I really like all four of these options, but not everyone can stay in the top 12. Ertz finished strong with the Cardinals a season ago and looks to be building off of that finish. But again, with DeAndre Hopkins coming back, how many targets will Ertz lose? Everett has looked serviceable so far, but the Chargers have tons of other weapons, and Keenan Allen should return from injury soon. Conklin is a great story, but with Joe Flacco out and Zach Wilson in, I think the wideouts will be getting more attention the rest of the way. Finally, Goedert is a victim of circumstance, much like A.J. Brown.

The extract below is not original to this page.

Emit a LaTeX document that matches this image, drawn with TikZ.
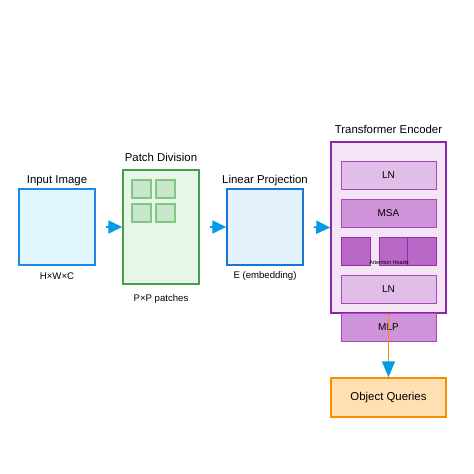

Once the Eagles get in or around the red zone, I suspect we’re going to see more work on the ground than in the air.

You Gotta Go (1):

Will Dissly, TE SEA

Nope. I don’t believe it. Noah Fant should, at some point, start getting more work than Dissly despite being out-snapped 137-154 through week four. As Geno fades, so should all of the passing game weapons as well. Dissly sticks out like a sore thumb in this group.

It’s wild to think that historically 70% of the top players are already locked in this early in the season. Thanks again to Zac Reed for bringing that to my attention. It was fun to think about who that is now and what the fantasy leaderboard might look like in January. Maybe you might be able to sell high on the Jamaal Willimas and Will Disslys of the world. Or you might make a move to acquire players currently underperforming and just outside of their respective top-12. Thanks for reading, and good luck the rest of the way.